Martedì della VI settimana - Tempo di Pasqua

Letture: At 16,22-34 / Sal 138 / Gv 16,5-11


IL PASSO E IL CANTO



I discepoli non sembravano affatto contenti, tuttavia il Maestro non ha cambiato idea. Anzi, ha persino tessuto l’elogio di quel prossimo, amaro addio: «È bene per voi che io me ne vada, perché se non me ne vado, non verrà a voi il Paràclito; se invece me ne vado, lo manderò a voi» (Gv 16,7). Gesù quella sera, prima di immergersi nella sua passione, ha fatto un passo indietro. Dicendo ai discepoli che, nonostante la tristezza che riempiva il cuore (cf. 16,6), questo per loro era il miglior bene. Non ha mai smesso di fare così Dio con la nostra pavida umanità. Ci sono delle distanze tra la nostra debolezza e la sua forza che ci rendono tristi, eppure sono foriere di vita e gioia. Talvolta, quando il cielo stabilisce che è venuto il momento per noi di crescere nell’esperienza dello Spirito, ci sembra di subire una perdita, di sanguinare, che il Signore stia clamorosamente abbandonando «l’opera delle sue mani» (cf. salmo responsoriale). Poi, scopriamo che il vuoto innanzi a noi è, in realtà, uno spazio percorribile. Dalla nostra memoria, dalla nostra libertà, dalla nostra vita chiamata ancora a donarsi. Ma soprattutto dalla generosità di Dio, che ci fa dono del Paraclito, il suo amore «per sempre» (sal. resp.) accanto a noi. Quella sera il Signore ha riempito di dignità i suoi amici. Ha dichiarato loro che erano pronti ad avere nel petto il suo stesso Spirito, la sua forza per scegliere, decidere, amare. Che era giunto il momento di diventare cristiani - altri cristi - chiamati a percorrere le medesime strade di libertà solcate dal Maestro.
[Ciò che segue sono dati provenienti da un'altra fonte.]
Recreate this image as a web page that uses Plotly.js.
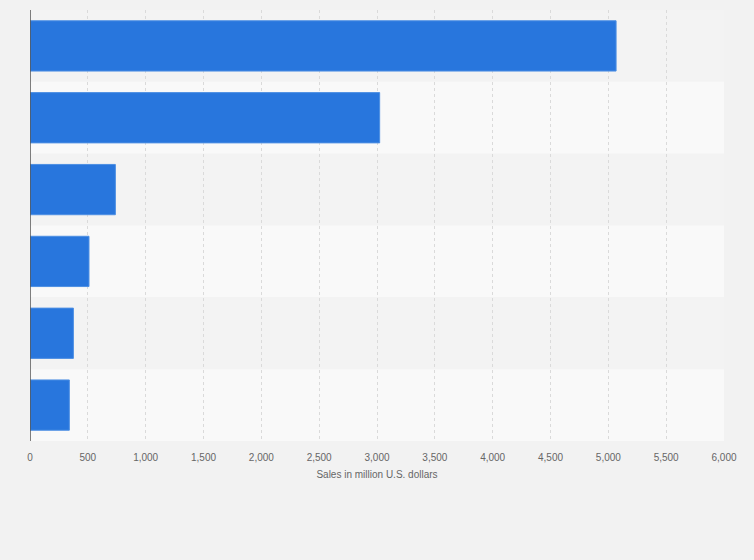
<!DOCTYPE html>
<html>
<head>
<meta charset="utf-8">
<script src="https://cdn.plot.ly/plotly-3.0.1.min.js"></script>
<style>html,body{margin:0;padding:0;background:#f2f2f2;}#chart{width:754px;height:560px;}</style>
</head>
<body>
<div id="chart"></div>
<script>
const categories = ["Item 1", "Item 2", "Item 3", "Item 4", "Item 5", "Item 6"];
const sales = [5067, 3023, 738, 510, 375, 340];
const tickValues = [0, 500, 1000, 1500, 2000, 2500, 3000, 3500, 4000, 4500, 5000, 5500, 6000];
const tickLabels = ["0", "500", "1,000", "1,500", "2,000", "2,500", "3,000", "3,500", "4,000", "4,500", "5,000", "5,500", "6,000"];

const shapes = categories.map((c, i) => ({
  type: 'rect', xref: 'paper', yref: 'y', layer: 'below',
  x0: 0, x1: 1, y0: i - 0.5, y1: i + 0.5,
  fillcolor: i % 2 === 0 ? '#f3f3f3' : '#f9f9f9', line: {width: 0}
}));

const trace = {
  type: 'bar', orientation: 'h',
  x: sales, y: categories,
  marker: {color: '#2876dd', line: {color: '#4d8fe3', width: 1}},
  hoverinfo: 'x'
};

const layout = {
  width: 754, height: 560,
  paper_bgcolor: '#f2f2f2', plot_bgcolor: 'rgba(0,0,0,0)',
  margin: {l: 30, r: 30, t: 10, b: 119},
  bargap: 0.3,
  showlegend: false,
  shapes: shapes,
  xaxis: {
    range: [0, 6000], tickvals: tickValues, ticktext: tickLabels,
    showgrid: true, gridcolor: '#dadada', griddash: 'dot', gridwidth: 1,
    zeroline: false, showline: false, ticks: '',
    ticklabelstandoff: 9,
    tickfont: {family: 'Liberation Sans, Arial, sans-serif', size: 10, color: '#666666'},
    title: {text: 'Sales in million U.S. dollars', standoff: 8,
            font: {family: 'Liberation Sans, Arial, sans-serif', size: 10, color: '#666666'}},
    fixedrange: true
  },
  yaxis: {
    autorange: 'reversed', showticklabels: false, showgrid: false,
    zeroline: false, showline: false, ticks: '', fixedrange: true
  }
};
layout.shapes.push({type: 'line', xref: 'x', yref: 'paper', x0: 0, x1: 0, y0: 0, y1: 1,
  line: {color: '#555555', width: 1.5}});

Plotly.newPlot('chart', [trace], layout, {displayModeBar: false, staticPlot: true});
</script>
</body>
</html>
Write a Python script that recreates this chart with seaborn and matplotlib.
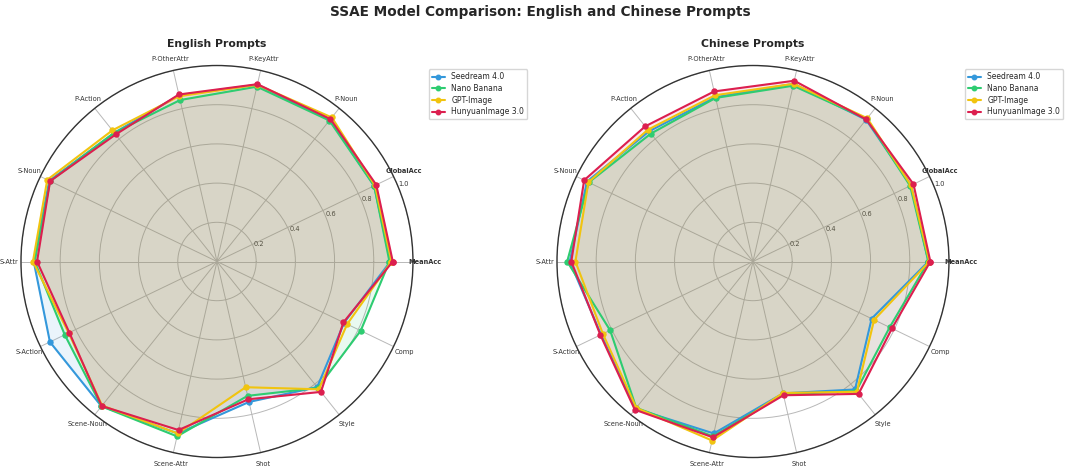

Non dovettero aspettare troppi i discepoli, prima che queste cose cominciassero ad accadere. Ce ne parlano gli Atti degli apostoli, raccontando di quando «Paolo e Sila» (At 16,22) vennero spogliati, bastonati e colpiti, quindi messi in prigione. Altro che un passo indietro: il Signore sembrava averne fatti almeno due indietro rispetto a loro! Ma, proprio in questa situazione sfavorevole, dal cuore degli apostoli si solleva un canto, una preghiera a Dio che ha la forza di un terremoto: «furono scosse le fondamenta della prigione; subito si aprirono tutte le porte e caddero le catene di tutti» (16,26). Questo improvviso mutamento non è per gli apostoli l’occasione di fuggire subito dalla scomoda situazione in cui si trovano. Il carcere ormai privo di catene e lucchetti non incute più timore, a chi porta nel cuore un canto di salvezza. Questa forza misteriosa e straordinaria è l’azione dello Spirito di Dio, che si attiva nella preghiera. Dalla preghiera sempre nasce un terremoto che non è l’abolizione delle situazioni che ci opprimono, ma la creazione di una profonda libertà dentro di esse. Quando il male perde le sue «fondamenta» noi scopriamo di poter trarre profitto anche dalle prigionie e dalle paralisi, che si mutano in occasioni di salvezza per noi e per gli altri, momenti pieni «di gioia» per il semplice fatto di «aver creduto in Dio» (14,34).